Since we're in the first octant (where x, y, and z are all positive), our angles go from:
$\phi$ (the angle from the positive z-axis): from $0$ to $\pi/2$.
$\theta$ (the angle from the positive x-axis in the xy-plane): from $0$ to $\pi/2$.

So our integral for the flux looks like this:
Flux $= \iint_S (\mathbf{F} \cdot \mathbf{n}) \, dS$
$= \int_0^{\pi/2} \int_0^{\pi/2} \left(\frac{z}{a}\right) (a^2 \sin\phi \, d\phi \, d\theta)$
Now, substitute $z = a \cos\phi$ into the integral:
$= \int_0^{\pi/2} \int_0^{\pi/2} \left(\frac{a \cos\phi}{a}\right) (a^2 \sin\phi \, d\phi \, d\theta)$
$= \int_0^{\pi/2} \int_0^{\pi/2} a^2 \cos\phi \sin\phi \, d\phi \, d\theta$.

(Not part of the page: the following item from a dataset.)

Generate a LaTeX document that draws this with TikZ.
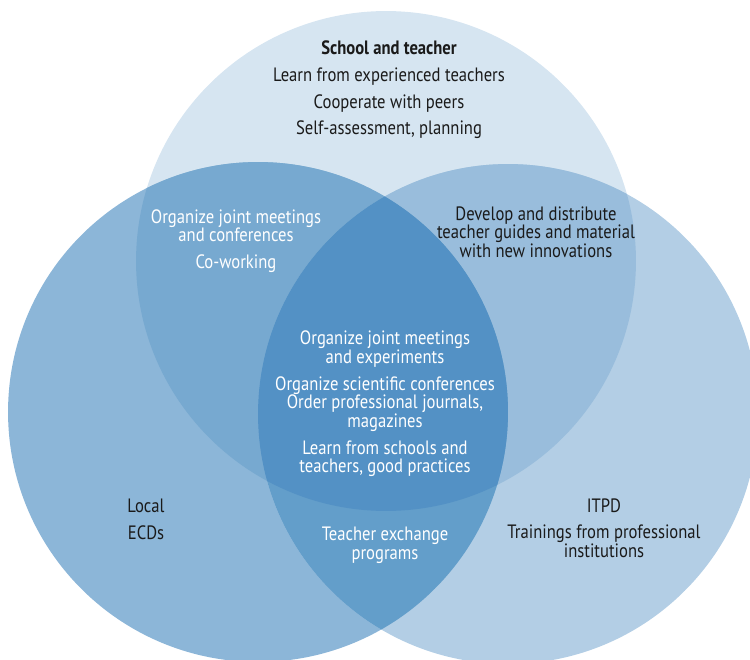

4. **Calculate the integral:** This integral can be broken down into two separate, easier integrals because the variables are nicely separated:
Flux $= a^2 \left( \int_0^{\pi/2} \cos\phi \sin\phi \, d\phi \right) \left( \int_0^{\pi/2} d\theta \right)$.

* **First integral (for $\theta$):**
$\int_0^{\pi/2} d\theta = [\theta]_0^{\pi/2} = \pi/2 - 0 = \pi/2$.

* **Second integral (for $\phi$):**
$\int_0^{\pi/2} \cos\phi \sin\phi \, d\phi$.
We can use a simple trick here! Let $u = \sin\phi$. Then, when you take the derivative, $du = \cos\phi \, d\phi$.
When $\phi = 0$, $u = \sin(0) = 0$.
When $\phi = \pi/2$, $u = \sin(\pi/2) = 1$.
So the integral becomes $\int_0^1 u \, du = \left[ \frac{1}{2}u^2 \right]_0^1 = \frac{1}{2}(1)^2 - \frac{1}{2}(0)^2 = \frac{1}{2}$.

* **Put it all together:**
Flux $= a^2 \times (\text{result of } \phi \text{ integral}) \times (\text{result of } \theta \text{ integral})$
Flux $= a^2 \times \frac{1}{2} \times \frac{\pi}{2} = \frac{\pi a^2}{4}$.

And that's how we find the flux! Pretty cool, huh?